I have some sympathy with Ann Newton. Modern life is full of incidental choices and decisions. We are assaulted on all sides by the insignificant, the inconsequential, the irrelevant. What to wear, what to eat, what to say, where to go, who to meet, who to follow? It’s sometimes hard to find time for the meaningful and important.

In his 1970 book ‘Future Shock’ the American writer Alvin Toffler observed that the contemporary world throws up an excess of equivalent options. It creates ‘overchoice.’ And this choice overload can be confusing, dissatisfying, mentally draining. Perhaps it lay at the root of Santa Rosa's suburban anxiety.

My own response to overchoice is to eliminate decision making from large sections of my life. I decide not to make decisions. I choose not to choose.
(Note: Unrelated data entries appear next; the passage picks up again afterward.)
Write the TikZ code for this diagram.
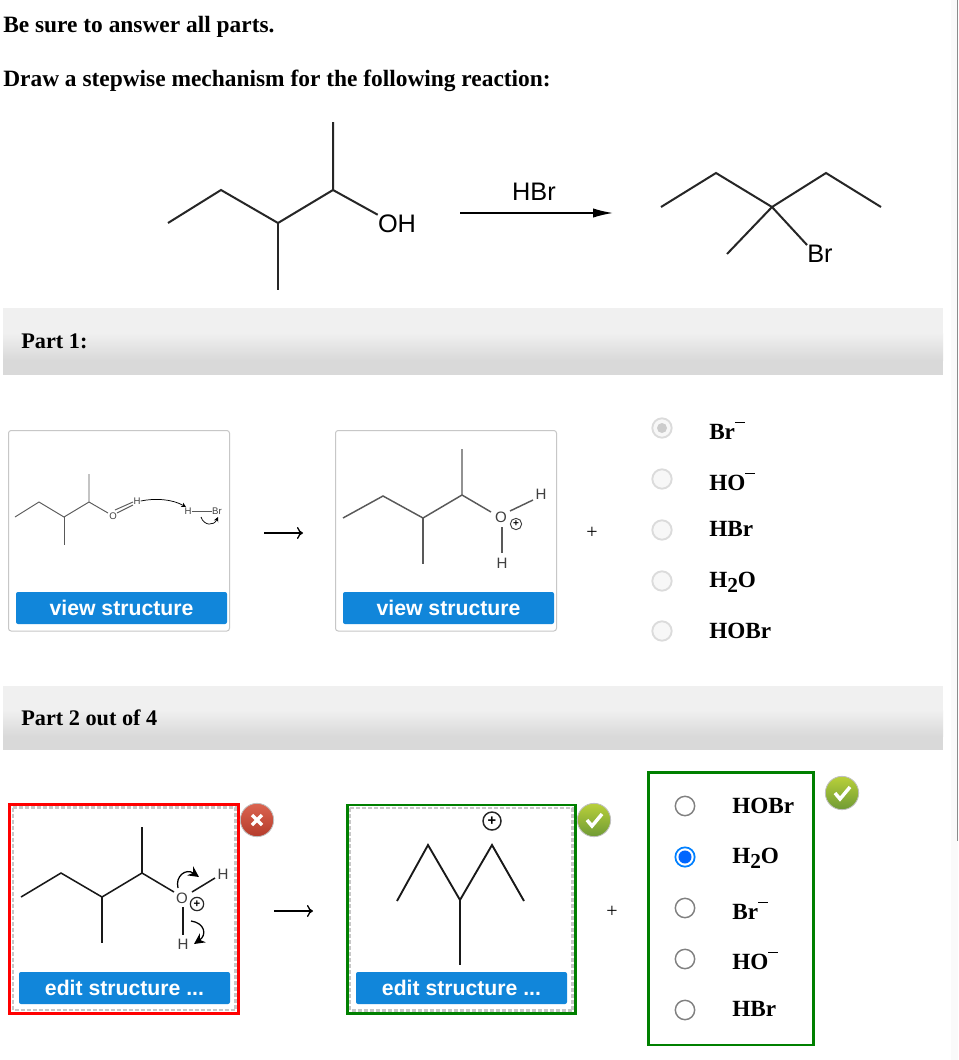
\documentclass[tikz,border=0pt]{standalone}
\usepackage{fontspec}
\setmainfont{Liberation Serif}
\setsansfont{Liberation Sans}
\usetikzlibrary{arrows.meta,shadings}
\definecolor{btn}{HTML}{1186DA}
\definecolor{okgreen}{HTML}{008000}
\definecolor{bandtop}{HTML}{F0F0F0}
\definecolor{bandbot}{HTML}{D9D9D9}
\definecolor{oktop}{HTML}{B9D03A}
\definecolor{okbot}{HTML}{6F9A35}
\definecolor{notop}{HTML}{DB6450}
\definecolor{nobot}{HTML}{B53C2C}
\newcommand\supm{\raisebox{12.3pt}{\rule{7.5pt}{0.8pt}}}
\newcommand\subtwo{\raisebox{-4pt}{\fontsize{16pt}{18pt}\selectfont 2}}
\tikzset{
  x=0.75pt,y=-0.75pt,
  head/.style={font=\fontsize{17.55pt}{20pt}\selectfont\bfseries,anchor=base west,inner sep=0pt},
  parthead/.style={font=\fontsize{16.7pt}{20pt}\selectfont\bfseries,anchor=base west,inner sep=0pt},
  opt/.style={font=\fontsize{17.4pt}{20pt}\selectfont\bfseries,anchor=base west,inner sep=0pt},
  big/.style={font=\sffamily\fontsize{19pt}{20pt}\selectfont,inner sep=0pt},
  atomA/.style={font=\sffamily\fontsize{7.2pt}{9pt}\selectfont,inner sep=0pt,text=black!75},
  atomB/.style={font=\sffamily\fontsize{11.3pt}{12pt}\selectfont,inner sep=0pt,text=black!75},
  bondmain/.style={line width=1.5pt,black!85},
  bondA/.style={line width=0.7pt,black!65},
  bondB/.style={line width=1.1pt,black!65},
  bondC/.style={line width=1.15pt,black!90},
  btnnode/.style={fill=btn,rounded corners=1.5pt,text=white,font=\sffamily\bfseries\fontsize{15.9pt}{18pt}\selectfont,inner sep=0pt,minimum width=158.25pt,minimum height=24pt},
  panel/.style={draw=black!22,line width=0.75pt,rounded corners=2pt,fill=white},
  dashbox/.style={draw=black!22,line width=1.9pt,dash pattern=on 3pt off 1.5pt},
  radioA/.style={circle,draw=black!14,line width=1.4pt,fill=black!3,minimum size=14.5pt,inner sep=0pt},
  radioB/.style={circle,draw=black!50,line width=1.1pt,fill=white,minimum size=14.5pt,inner sep=0pt},
  plainarrow/.style={-{To[length=4.5pt,width=9pt]},line width=1pt},
  curly/.style={line width=0.95pt,-{Stealth[length=8pt,width=8pt]}},
  curlysmall/.style={line width=0.55pt,-{Stealth[length=3.5pt,width=3.5pt]}},
  plus/.style={font=\fontsize{15pt}{16pt}\selectfont,inner sep=0pt},
  okbadge/.style={circle,minimum size=25pt,inner sep=0pt,top color=oktop,bottom color=okbot,draw=black!25,line width=0.6pt},
  nobadge/.style={circle,minimum size=25pt,inner sep=0pt,top color=notop,bottom color=nobot,draw=black!25,line width=0.6pt},
}
\begin{document}
\begin{tikzpicture}
\useasboundingbox (0,0) rectangle (958,1060);
\fill[white] (0,0) rectangle (958,1060);
% page edge
\fill[black!2] (951,0) rectangle (958,1060);
\fill[black!45] (957,0) rectangle (958,841);
% headings
\node[head] (q1) at (3,32) {Be sure to answer all parts.};
\node[head] (q2) at (3,86) {Draw a stepwise mechanism for the following reaction:};
% reaction
\draw[bondmain,line join=miter] (168,223)--(221,190)--(278,223)--(333,190)--(333,122);
\draw[bondmain] (278,223)--(278,290);
\node[big] (oh) at (397,224) {OH};
\draw[bondmain] (333,190)--(oh.north west);
\coordinate (rs) at (460,213);
\coordinate (re) at (613,213);
\draw[line width=1.1pt,-{Latex[length=15pt,width=7pt]}] (rs)--(re);
\node[big] (hbr) at (534,192) {HBr};
\draw[bondmain,line join=miter] (661,207)--(716,173)--(772,207)--(826,173)--(881,207);
\draw[bondmain] (772,207)--(727,254);
\node[big] (br) at (820,254) {Br};
\draw[bondmain] (772,207)--(br.north west);
% band 1
\fill[bandtop] (3,308) rectangle (943,333);
\shade[top color=bandtop,bottom color=bandbot] (3,333) rectangle (943,360);
\fill[bandbot] (3,360) rectangle (943,375);
\node[parthead] (p1) at (21,348) {Part 1:};
% panel 1
\draw[panel] (8.5,430.5) rectangle (229.5,631);
\draw[bondA,line join=miter] (15,517)--(39,502)--(64,517)--(89,502)--(89,474);
\draw[bondA] (64,517)--(64,545);
\draw[bondA] (89,502)--(108,513);
\node[atomA] (a1o) at (113,516) {O};
\node[atomA] (a1h) at (137,501) {H};
\draw[bondA] (115,510)--(133,502);
\draw[bondA] (117,513)--(133,505);
\node[atomA] (a1h2) at (188,511) {H};
\node[atomA] (a1br) at (217,511) {Br};
\draw[bondA] (a1h2)--(a1br);
\draw[curlysmall,black] (a1h.east) .. controls (155,498) and (172,499) .. (186,507);
\draw[curlysmall,black] (201,517) .. controls (204,526) and (214,526) .. (218,517);
\node[btnnode] (b1) at (121.5,608) {\raisebox{.75pt}{view structure}};
% arrow 1
\coordinate (a1s) at (264,533);
\coordinate (a1e) at (303,533);
\draw[plainarrow] (a1s)--(a1e);
% panel 2
\draw[panel] (335.5,430.5) rectangle (556.5,631);
\draw[bondB,line join=miter] (343,518)--(383,496)--(423,518)--(462,495)--(462,449);
\draw[bondB] (423,518)--(423,564);
\draw[bondB] (462,495)--(491,512);
\node[atomB] (a2o) at (501,517) {O};
\node[atomB] (a2h) at (541,494) {H};
\node[atomB] (a2h2) at (502,563) {H};
\draw[bondB] (510,511)--(533,500);
\draw[bondB] (502,527)--(502,553);
\node[circle,draw=black!75,line width=0.7pt,minimum size=8.5pt,inner sep=0pt,font=\sffamily\bfseries\fontsize{7.5pt}{7.5pt}\selectfont] (a2p) at (516,524) {+};
\node[btnnode] (b2) at (448.5,608) {\raisebox{.75pt}{view structure}};
\node[plus] (plus1) at (592,533) {+};
% radios 1
\node[radioA] (r11) at (662,428) {};
\fill[black!20] (r11) circle (3.75pt);
\node[radioA] (r12) at (662,479) {};
\node[radioA] (r13) at (662,530) {};
\node[radioA] (r14) at (662,581) {};
\node[radioA] (r15) at (662,631) {};
\node[opt] (t11) at (709,439) {Br\supm};
\node[opt] (t12) at (709,490) {HO\supm};
\node[opt] (t13) at (709,536) {HBr};
\node[opt] (t14) at (709,587) {H\subtwo O};
\node[opt] (t15) at (709,638) {HOBr};
% band 2
\fill[bandtop] (3,686) rectangle (943,710);
\shade[top color=bandtop,bottom color=bandbot] (3,710) rectangle (943,736);
\fill[bandbot] (3,736) rectangle (943,750);
\node[parthead] (p2) at (21,725) {Part 2 out of 4};
% panel 3
\draw[dashbox] (13,807.5) rectangle (235.5,1010);
\draw[red,line width=2.2pt] (9.5,804.5) rectangle (238.5,1013.5);
\draw[bondC,line join=miter] (21,897)--(61,873)--(102,897)--(142,873)--(142,827);
\draw[bondC] (102,897)--(102,943);
\draw[bondC] (142,873)--(174,892);
\node[atomB] (a3o) at (182,898) {O};
\node[atomB] (a3h) at (223,874) {H};
\node[atomB] (a3h2) at (183,944) {H};
\draw[bondC] (192,892)--(215,878);
\draw[bondC] (183,907)--(183,935);
\node[circle,draw=black!85,line width=0.9pt,minimum size=10pt,inner sep=0pt,font=\sffamily\bfseries\fontsize{8.5pt}{8.5pt}\selectfont] (a3p) at (197,904) {+};
\draw[curly] (178,888) .. controls (175,876) and (186,868) .. (199,877);
\draw[curly] (191,921) .. controls (205,923) and (207,935) .. (194,944);
\node[btnnode] (b3) at (124.5,988) {\raisebox{.75pt}{edit structure ...}};
\node[nobadge] (xb) at (257,820) {};
\draw[white,line width=2.6pt] (252,815)--(262,825) (262,815)--(252,825);
% arrow 2
\coordinate (a2s) at (274,911);
\coordinate (a2e) at (313,911);
\draw[plainarrow] (a2s)--(a2e);
% panel 4
\draw[dashbox] (350,808) rectangle (572.5,1010.5);
\draw[okgreen,line width=2.2pt] (347.5,805) rectangle (575.5,1013.5);
\draw[bondC,line join=miter,line width=1.4pt] (397,901)--(428,845)--(460,900)--(492,845)--(524,901);
\draw[bondC,line width=1.6pt] (460,900)--(460,965);
\node[circle,draw=black!85,line width=1.1pt,minimum size=13.5pt,inner sep=0pt,font=\sffamily\bfseries\fontsize{11pt}{11pt}\selectfont] (a4p) at (492,821) {+};
\node[btnnode] (b4) at (461.5,988) {\raisebox{.75pt}{edit structure ...}};
\node[okbadge] (ck1) at (594,820) {};
\draw[white,line width=2.6pt] (587,820)--(592,826)--(602,814);
\node[plus] (plus2) at (612,912) {+};
% radios 2
\draw[okgreen,line width=2.2pt] (648.5,772.5) rectangle (813.5,1045);
\node[radioB] (r21) at (685,806) {};
\node[radioB,draw=blue!50!cyan,line width=1.3pt] (r22) at (685,857) {};
\fill[blue!60!cyan] (r22) circle (4.9pt);
\node[radioB] (r23) at (685,908) {};
\node[radioB] (r24) at (685,959) {};
\node[radioB] (r25) at (685,1010) {};
\node[opt] (t21) at (732,813) {HOBr};
\node[opt] (t22) at (732,863) {H\subtwo O};
\node[opt] (t23) at (732,919) {Br\supm};
\node[opt] (t24) at (732,969) {HO\supm};
\node[opt] (t25) at (732,1016) {HBr};
\node[okbadge] (ck2) at (842,793) {};
\draw[white,line width=2.6pt] (835,793)--(840,799)--(850,787);
\end{tikzpicture}
\end{document}
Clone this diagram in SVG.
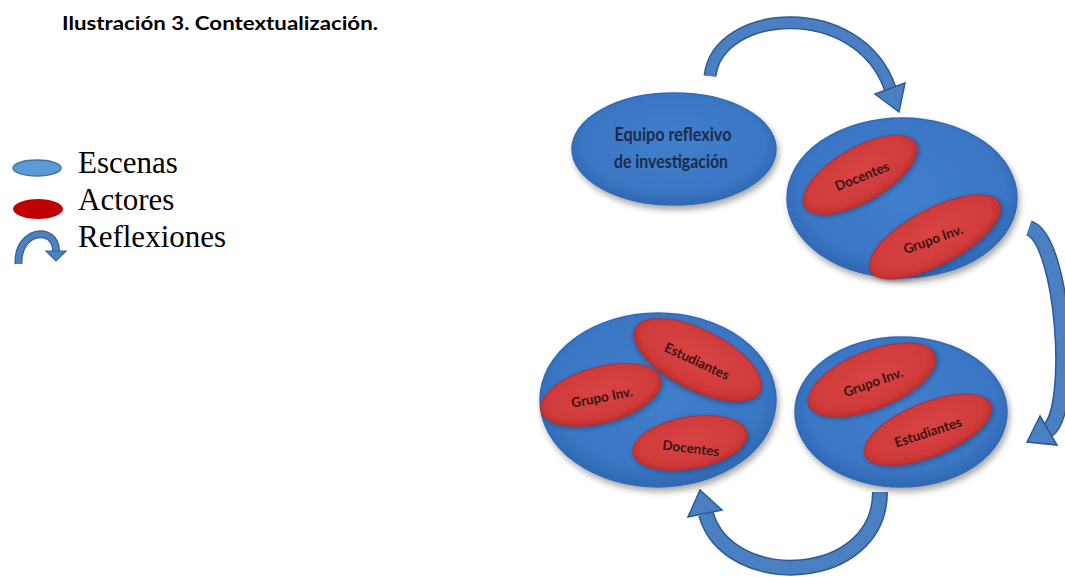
<svg xmlns="http://www.w3.org/2000/svg" width="1065" height="577" viewBox="0 0 1065 577">
<style>
.title{font-family:Lato,"Open Sans","Liberation Sans",sans-serif;font-weight:bold;font-size:18px;fill:#000}
.leg{font-family:"Liberation Serif","Times New Roman",serif;font-size:31px;fill:#000}
.scene{fill:url(#blueG);stroke:#3169b3;stroke-width:1.5;filter:url(#sh)}
.actor{fill:url(#redG);stroke:#b02a2a;stroke-width:1;filter:url(#sh2)}
.main{font-family:Lato,"Open Sans","Liberation Sans",sans-serif;font-weight:bold;font-size:18px;fill:#1c2b4a;text-anchor:middle}
.lbl{font-family:Lato,"Open Sans","Liberation Sans",sans-serif;font-weight:bold;font-size:13.5px;fill:#3a1414;text-anchor:middle;dominant-baseline:central}
.bandO{fill:none;stroke:#2c5a94;stroke-linecap:butt}
.bandI{fill:none;stroke:#4a80c2;stroke-linecap:butt}
.head{fill:#4a80c2;stroke:#2c5a94;stroke-width:1.5;stroke-linejoin:miter}
</style>
<defs>
<radialGradient id="blueG" cx="50%" cy="45%" r="55%">
<stop offset="0" stop-color="#417fcd"/>
<stop offset="0.8" stop-color="#3a76c4"/>
<stop offset="1" stop-color="#3068b3"/>
</radialGradient>
<radialGradient id="redG" cx="50%" cy="45%" r="55%">
<stop offset="0" stop-color="#d84444"/>
<stop offset="0.8" stop-color="#d03a3a"/>
<stop offset="1" stop-color="#bd2f2f"/>
</radialGradient>
<filter id="sh" x="-20%" y="-20%" width="140%" height="150%">
<feDropShadow dx="2" dy="4" stdDeviation="3" flood-color="#000" flood-opacity="0.35"/>
</filter>
<filter id="sh2" x="-20%" y="-20%" width="140%" height="150%">
<feDropShadow dx="1" dy="2" stdDeviation="2" flood-color="#1a2a50" flood-opacity="0.45"/>
</filter>
</defs>

<text class="title" x="62" y="30" textLength="316" lengthAdjust="spacingAndGlyphs">Ilustración 3. Contextualización.</text>

<g id="legend">
<ellipse cx="37" cy="168" rx="24" ry="8" fill="#5b9bd5" stroke="#41719c" stroke-width="1.5"/>
<text class="leg" x="78" y="173">Escenas</text>
<ellipse cx="38" cy="209" rx="25" ry="10" fill="#c00000"/>
<text class="leg" x="78" y="210">Actores</text>
<path d="M18.5 264 C17 229 56 225 56 251" fill="none" stroke="#30609a" stroke-width="8"/>
<path d="M18.5 264 C17 229 56 225 56 251" fill="none" stroke="#4f81bd" stroke-width="5.5"/>
<polygon points="46,251 66,251 56,261" fill="#4f81bd" stroke="#30609a" stroke-width="1.2"/>
<text class="leg" x="78" y="247">Reflexiones</text>
</g>

<g id="connectors">
<g id="arrow-top">
<path class="bandO" stroke-width="13" d="M710 76 C718 8 858 -2 890 88"/>
<path class="bandI" stroke-width="10" d="M710 76 C718 8 858 -2 890 88"/>
<polygon class="head" points="905,83 875,94 899,112"/>
</g>
<g id="arrow-right">
<path class="bandO" stroke-width="16" d="M1029 228 C1064 240 1075 412 1048 430"/>
<path class="bandI" stroke-width="13" d="M1029 228 C1064 240 1075 412 1048 430"/>
<polygon class="head" points="1040,416 1057,445 1027,442"/>
</g>
<g id="arrow-bottom">
<path class="bandO" stroke-width="16" d="M880 492 C880 585 728 592 706 514"/>
<path class="bandI" stroke-width="13" d="M880 492 C880 585 728 592 706 514"/>
<polygon class="head" points="688,517 722,510 700,490"/>
</g>
</g>

<g id="scene-equipo">
<ellipse class="scene" cx="674" cy="149" rx="102" ry="56"/>
<text class="main" x="673" y="141" textLength="117" lengthAdjust="spacingAndGlyphs">Equipo reflexivo</text>
<text class="main" x="671" y="168" textLength="114" lengthAdjust="spacingAndGlyphs">de investigación</text>
</g>

<g id="scene-2">
<ellipse class="scene" cx="902" cy="198" rx="115" ry="80"/>
<g id="actor-2a">
<ellipse class="actor" cx="860" cy="175" rx="64" ry="27" transform="rotate(-30 860 175)"/>
<text class="lbl" x="862" y="176" transform="rotate(-22 862 176)">Docentes</text>
</g>
<g id="actor-2b">
<ellipse class="actor" cx="935" cy="237" rx="73" ry="28" transform="rotate(-28 935 237)"/>
<text class="lbl" x="933" y="239" transform="rotate(-20 933 239)">Grupo Inv.</text>
</g>
</g>

<g id="scene-3">
<ellipse class="scene" cx="658" cy="400" rx="118" ry="87"/>
<g id="actor-3a">
<ellipse class="actor" cx="698" cy="360" rx="70" ry="30" transform="rotate(27 698 360)"/>
<text class="lbl" x="697" y="361" transform="rotate(25 697 361)">Estudiantes</text>
</g>
<g id="actor-3b">
<ellipse class="actor" cx="601" cy="395" rx="62" ry="28" transform="rotate(-15 601 395)"/>
<text class="lbl" x="602" y="397" transform="rotate(-11 602 397)">Grupo Inv.</text>
</g>
<g id="actor-3c">
<ellipse class="actor" cx="690" cy="443" rx="58" ry="26" transform="rotate(-10 690 443)"/>
<text class="lbl" x="691" y="448" transform="rotate(7 691 448)">Docentes</text>
</g>
</g>

<g id="scene-4">
<ellipse class="scene" cx="901" cy="412" rx="106" ry="75"/>
<g id="actor-4a">
<ellipse class="actor" cx="872" cy="380" rx="68" ry="29" transform="rotate(-22 872 380)"/>
<text class="lbl" x="873" y="382" transform="rotate(-20 873 382)">Grupo Inv.</text>
</g>
<g id="actor-4b">
<ellipse class="actor" cx="928" cy="430" rx="68" ry="27" transform="rotate(-22 928 430)"/>
<text class="lbl" x="928" y="432" transform="rotate(-18 928 432)">Estudiantes</text>
</g>
</g>
</svg>
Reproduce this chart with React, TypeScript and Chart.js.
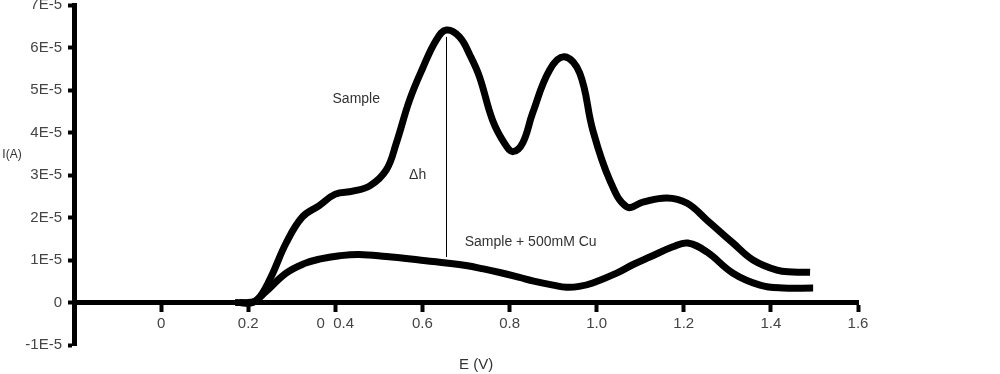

So I always wear pale blue shirts with the top button done up. I never wear party shirts. I carry a flat cap in case it rains and a cotton bag in case I need to shop. On a plane I take a window seat. At the theatre I take an aisle seat. On the tube I try for the one next to the glass divide. I walk on the down escalator and I stand on the up. I sleep when a vehicle is moving (so long as I’m not at the wheel). I eat cheddar on Tuc biscuit (with an apple) for weekday lunch. I share starters, but not main course or dessert. I eat fish and chips on Friday (it’s my religion). I take an afternoon nap at the weekend. I make notes on the back of my dry cleaning ticket. I avoid things that are described as ‘fun’ or ‘funky.’ If I must order a cocktail, I ask for a Negroni. And I know I can’t go wrong with a Cotes du Rhone.

As I’ve grown older I have accrued quite a number of incidental habits. They perhaps derive from some active choice I made in the distant past. But for the most part they serve to excuse me from any current engagement with decision making.

Habit demands nothing of one’s attention. Habit frees up the mind for other things. Habit finds space for mad ideas. Habit is the thinker’s friend.

I have found that in business too we are constrained from thinking great thoughts by the dreariness of everyday dilemmas. Routine and repetition may in fact provide protection from the maelstrom of decision-making that confronts us in the office.

I’d suggest you consider the following.

Always wear a suit, grey or navy. Never wear a costume. Write with a fine blue Bic. Use plastic wallets, not bull dog or paper clips. Walk every floor, every day. Limit yourself to one exclamation mark per email. Don’t play golf or work the weekend. Never kiss your Clients. Have a latte in the morning and a Nescafe in the afternoon (with a Tunnock Caramel Wafer). Eat the same lunch from the same vendor. Always nod in meetings and write stuff down. Place your watch on the desk to monitor time diplomatically. Solve it in the room. Don’t high five, literally or metaphorically. Don’t ‘touch base’ or ‘reach out.’ Make your first comment positive and your last comment memorable. And the older you get, the earlier you should leave the party.

It seems clear to me that force of habit preserves us from the trivial and superficial. It makes time and space for proper contemplation. So why not liberate yourself from the tedium of choice by creating your own customs and conventions; by inventing the habits of a lifetime?